### Task requirements:
Open with the line that has "Clone this chart in D3.js."; close with the line that has "var yTicks = [1000, 2000, 3000];". Retype those lines exactly, images excluded.

BEGIN Data listing

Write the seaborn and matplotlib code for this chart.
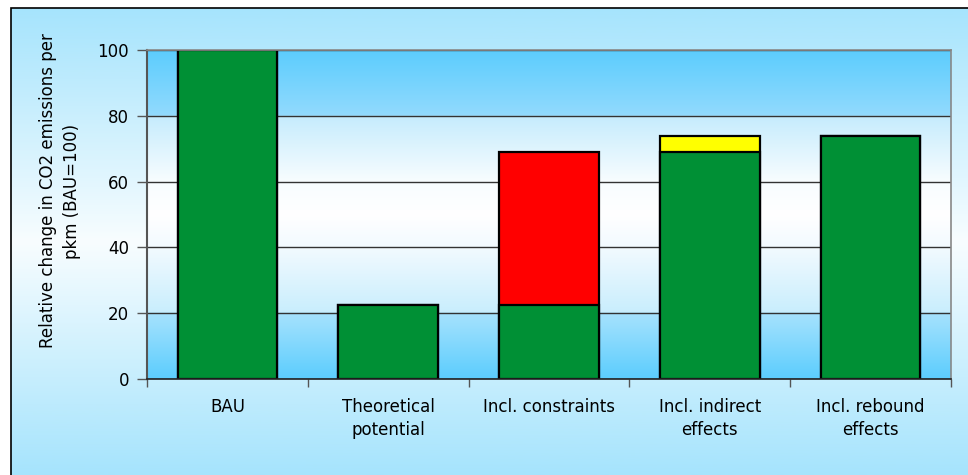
import numpy as np
import pandas as pd
import matplotlib
matplotlib.use("Agg")
import matplotlib.pyplot as plt
from matplotlib.colors import LinearSegmentedColormap
from matplotlib.patches import Rectangle
import seaborn as sns

# --- data ---
categories = ["BAU", "Theoretical\npotential", "Incl. constraints",
              "Incl. indirect\neffects", "Incl. rebound\neffects"]
base_values = [100, 22.5, 22.5, 69, 74]          # green part of each bar
extra_values = [0, 0, 46.5, 5, 0]                # stacked part on top
extra_colors = ["#009035", "#009035", "#ff0000", "#ffff00", "#009035"]
green = "#009035"
y_ticks = [0, 20, 40, 60, 80, 100]
y_label = "Relative change in CO2 emissions per\npkm (BAU=100)"

sns.set_theme(style="white")
plt.rcParams["font.family"] = ["DejaVu Sans"]

W, H = 968, 475
fig = plt.figure(figsize=(W / 100, H / 100), dpi=100, facecolor="white")

# outer panel: light blue -> white -> light blue, framed at top/left
bg = fig.add_axes([0, 0, 1, 1])
bg.set_facecolor("white")
bg_cmap = LinearSegmentedColormap.from_list(
    "bg", [(0.0, "#a6e4fd"), (0.15, "#bdebfd"), (0.50, "#f8fdff"), (0.85, "#bdebfd"), (1.0, "#a6e4fd")])
grad = np.linspace(0, 1, 512).reshape(-1, 1)
left, top = 11 / W, 1 - 8 / H
bg.imshow(grad, cmap=bg_cmap, aspect="auto", extent=[left, 1, 0, top], origin="upper")
bg.set_xlim(0, 1)
bg.set_ylim(0, 1)
bg.axis("off")
bg.add_patch(Rectangle((left, -0.05), 1.0, top + 0.05, fill=False,
                       edgecolor="black", linewidth=1.2))

ax = fig.add_axes([147 / W, 1 - 379 / H, (951 - 147) / W, (379 - 50) / H])
ax.set_facecolor("none")

# plot-area gradient (top of image = 100): banded blue-white-blue
e = 0.002
pa_cmap = LinearSegmentedColormap.from_list(
    "pa", [(0.0, "#5ccdfe"), (0.2 - e, "#92dafd"), (0.2 + e, "#c6ecfd"), (0.4, "#f8fdff"),
           (0.5, "#ffffff"), (0.6, "#f2faff"), (0.8 - e, "#c9eefd"), (0.8 + e, "#a6e2fd"),
           (1.0, "#5ccdfe")])
ax.imshow(grad, cmap=pa_cmap, aspect="auto", extent=[-0.5, 4.5, 0, 100],
          origin="upper", zorder=0)

df = pd.DataFrame({
    "category": categories,
    "total": np.array(base_values) + np.array(extra_values),
    "base": base_values,
})

bar_kw = dict(width=0.62, edgecolor="black", linewidth=1.6, saturation=1, legend=False)
# full height bars coloured by their top segment, then the green base over them
sns.barplot(data=df, x="category", y="total", hue="category",
            palette=dict(zip(categories, extra_colors)), ax=ax, zorder=2, **bar_kw)
sns.barplot(data=df, x="category", y="base", hue="category",
            palette=dict(zip(categories, [green] * len(categories))), ax=ax, zorder=3, **bar_kw)

ax.set_xlim(-0.5, 4.5)
ax.set_ylim(0, 100)
ax.set_yticks(y_ticks)
ax.yaxis.grid(True, color="#333333", linewidth=1.0)
ax.set_axisbelow(True)
for line in ax.get_ygridlines():
    line.set_zorder(1)

ax.tick_params(axis="y", left=True, length=7, width=1, color="#555555", pad=6,
               labelsize=12, labelcolor="black")
ax.tick_params(axis="x", bottom=False, length=0, pad=14, labelsize=12, labelcolor="black")
for lbl in ax.get_xticklabels():
    lbl.set_linespacing(1.3)
ax.set_xticks(np.arange(-0.5, 5, 1.0), minor=True)
ax.tick_params(axis="x", which="minor", bottom=True, length=6, width=1, color="#555555")

ax.set_xlabel("")
ax.set_ylabel("")
fig.text(60 / W, 1 - 191 / H, y_label, rotation=90, ha="center", va="center",
         fontsize=12, color="black", linespacing=1.45, multialignment="center")

for side in ["top", "right"]:
    ax.spines[side].set_visible(True)
    ax.spines[side].set_color("#888888")
    ax.spines[side].set_linewidth(1.2)
ax.spines["left"].set_color("#555555")
ax.spines["left"].set_linewidth(1.5)
ax.spines["bottom"].set_color("#222222")
ax.spines["bottom"].set_linewidth(1.2)
for s in ax.spines.values():
    s.set_zorder(5)

fig.savefig("out.png", dpi=100, facecolor="white")
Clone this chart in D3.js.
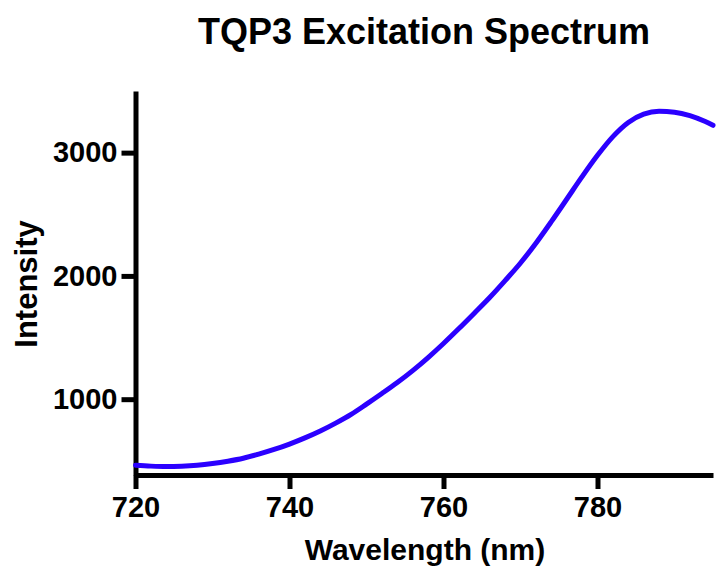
<!DOCTYPE html>
<html>
<head>
<meta charset="utf-8">
<script src="https://cdn.jsdelivr.net/npm/d3@7"></script>
<style>
  body { margin: 0; background: #fff; }
  text { font-family: "Liberation Sans", Arial, Helvetica, sans-serif; font-weight: bold; fill: #000; }
</style>
</head>
<body>
<div id="chart"></div>
<script>
var w = 718, h = 573;

// wavelength (nm) and intensity
var wavelength = [720, 722, 724, 726, 728, 730, 732, 734, 736, 738, 740, 742, 744, 746, 748,
  750, 752, 754, 756, 758, 760, 762, 764, 766, 768, 770, 772, 774, 776, 778, 780, 782,
  784, 786, 788, 790, 792, 794, 795];
var intensity = [465, 457, 453, 456, 464, 478, 497, 521, 554, 592, 636, 686, 742, 806, 877,
  960, 1046, 1135, 1232, 1338, 1452, 1573, 1698, 1825, 1962, 2105, 2265, 2440, 2622, 2805, 2978, 3130,
  3245, 3312, 3335, 3328, 3300, 3252, 3222];

var xTicks = [720, 740, 760, 780];
var yTicks = [1000, 2000, 3000];

var svg = d3.select("#chart")
  .append("svg")
    .attr("width", w)
    .attr("height", h);

// scales
var xScale = d3.scaleLinear().domain([720, 795]).range([135.5, 713]);
var yScale = d3.scaleLinear().domain([385, 3500]).range([475, 91]);

// axes
var xAxis = d3.axisBottom(xScale).tickValues(xTicks).tickSize(14).tickSizeOuter(0).tickPadding(7)
  .tickFormat(d3.format("d"));
var yAxis = d3.axisLeft(yScale).tickValues(yTicks).tickSize(14).tickSizeOuter(0).tickPadding(4)
  .tickFormat(d3.format("d"));

var gx = svg.append("g").attr("transform", "translate(0,475)").call(xAxis);
var gy = svg.append("g").attr("transform", "translate(135.5,0)").call(yAxis);

[gx, gy].forEach(function(g) {
  g.select(".domain").attr("stroke", "#000").attr("stroke-width", 5);
  g.selectAll(".tick line").attr("stroke", "#000").attr("stroke-width", 5);
  g.selectAll(".tick text")
    .attr("font-size", 29)
    .attr("font-family", "Liberation Sans, Arial, sans-serif")
    .attr("font-weight", "bold")
    .attr("fill", "#000");
});

// spectrum line
var line = d3.line()
  .x(function(d, i) { return xScale(wavelength[i]); })
  .y(function(d) { return yScale(d); })
  .curve(d3.curveMonotoneX);

svg.append("path")
  .datum(intensity)
  .attr("d", line)
  .attr("fill", "none")
  .attr("stroke", "#2b00ff")
  .attr("stroke-width", 5)
  .attr("stroke-linecap", "round")
  .attr("stroke-linejoin", "round");

// titles
svg.append("text")
  .attr("x", 424)
  .attr("y", 44)
  .attr("text-anchor", "middle")
  .attr("font-size", 36)
  .text("TQP3 Excitation Spectrum");

svg.append("text")
  .attr("x", 425)
  .attr("y", 560)
  .attr("text-anchor", "middle")
  .attr("font-size", 30)
  .text("Wavelength (nm)");

svg.append("text")
  .attr("transform", "translate(37,284) rotate(-90)")
  .attr("text-anchor", "middle")
  .attr("font-size", 31)
  .text("Intensity");
</script>
</body>
</html>
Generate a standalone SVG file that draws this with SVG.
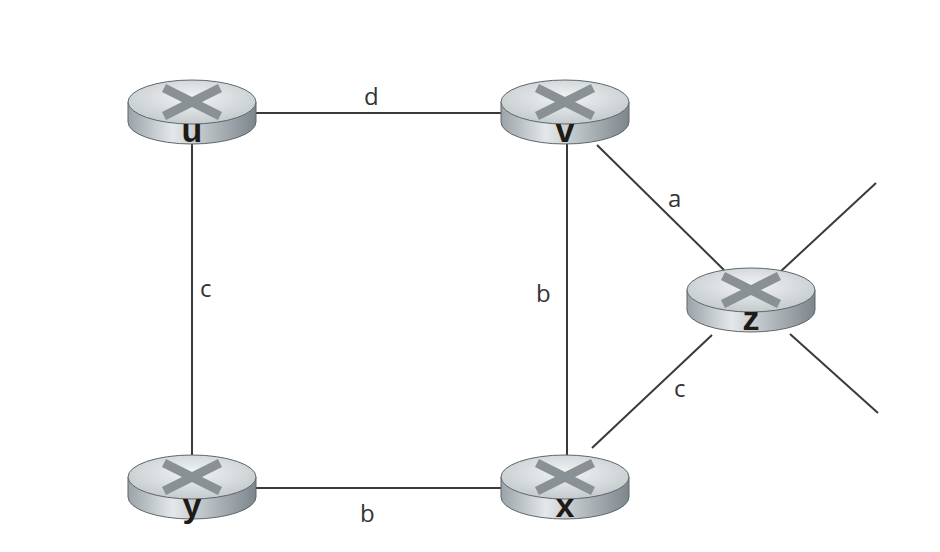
<svg xmlns="http://www.w3.org/2000/svg" width="940" height="552" viewBox="0 0 940 552">
<defs>
<linearGradient id="side" x1="0" x2="1" y1="0" y2="0">
<stop offset="0" stop-color="#9aa3a8"/><stop offset="0.35" stop-color="#e4e8ea"/><stop offset="1" stop-color="#7d868c"/>
</linearGradient>
<radialGradient id="top" cx="0.5" cy="0.4" r="0.6">
<stop offset="0" stop-color="#f2f4f5"/><stop offset="1" stop-color="#c4cacd"/>
</radialGradient>
<g id="router">
<path d="M-64,-8 L-64,12 A64,22 0 0 0 64,12 L64,-8 Z" fill="url(#side)" stroke="#5d666b" stroke-width="1"/>
<ellipse cx="0" cy="-8" rx="64" ry="22" fill="url(#top)" stroke="#5d666b" stroke-width="1"/>
<path d="M-28,-22 L28,6 M28,-22 L-28,6" stroke="#8a9195" stroke-width="9" stroke-linecap="butt"/>
</g>
<style>
.l{stroke:#3a3a3a;stroke-width:2;fill:none}
.e{font-family:"Open Sans","Liberation Sans",sans-serif;font-size:24px;fill:#333}
.n{font-family:"Liberation Sans",sans-serif;font-size:34px;font-weight:bold;fill:#1e1a15;text-anchor:middle}
</style>
</defs>
<rect width="940" height="552" fill="#fff"/>
<g id="connectors">
<line class="l" x1="256" y1="113" x2="502" y2="113"/>
<line class="l" x1="192" y1="140" x2="192" y2="460"/>
<line class="l" x1="567" y1="140" x2="567" y2="460"/>
<line class="l" x1="256" y1="488" x2="502" y2="488"/>
<line class="l" x1="597" y1="145" x2="724" y2="270"/>
<line class="l" x1="712" y1="335" x2="592" y2="448"/>
<line class="l" x1="780" y1="272" x2="876" y2="183"/>
<line class="l" x1="790" y1="334" x2="878" y2="413"/>
<text class="e" x="364" y="105">d</text>
<text class="e" x="200" y="297">c</text>
<text class="e" x="536" y="302">b</text>
<text class="e" x="668" y="207">a</text>
<text class="e" x="674" y="397">c</text>
<text class="e" x="360" y="522">b</text>
</g>
<g id="u"><use href="#router" x="192" y="110"/><text class="n" x="192" y="142">u</text></g>
<g id="v"><use href="#router" x="565" y="110"/><text class="n" x="565" y="142">v</text></g>
<g id="y"><use href="#router" x="192" y="485"/><text class="n" x="192" y="517">y</text></g>
<g id="x"><use href="#router" x="565" y="485"/><text class="n" x="565" y="517">x</text></g>
<g id="z"><use href="#router" x="751" y="298"/><text class="n" x="751" y="330">z</text></g>
</svg>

END Data listing

### Solution for this task:
Clone this chart in D3.js.
<!DOCTYPE html>
<html>
<head>
<meta charset="utf-8">
<script src="https://cdn.jsdelivr.net/npm/d3@7"></script>
<style>
  body { margin: 0; background: #fff; }
  text { font-family: "Liberation Sans", Arial, Helvetica, sans-serif; font-weight: bold; fill: #000; }
</style>
</head>
<body>
<div id="chart"></div>
<script>
var w = 718, h = 573;

// wavelength (nm) and intensity
var wavelength = [720, 722, 724, 726, 728, 730, 732, 734, 736, 738, 740, 742, 744, 746, 748,
  750, 752, 754, 756, 758, 760, 762, 764, 766, 768, 770, 772, 774, 776, 778, 780, 782,
  784, 786, 788, 790, 792, 794, 795];
var intensity = [465, 457, 453, 456, 464, 478, 497, 521, 554, 592, 636, 686, 742, 806, 877,
  960, 1046, 1135, 1232, 1338, 1452, 1573, 1698, 1825, 1962, 2105, 2265, 2440, 2622, 2805, 2978, 3130,
  3245, 3312, 3335, 3328, 3300, 3252, 3222];

var xTicks = [720, 740, 760, 780];
var yTicks = [1000, 2000, 3000];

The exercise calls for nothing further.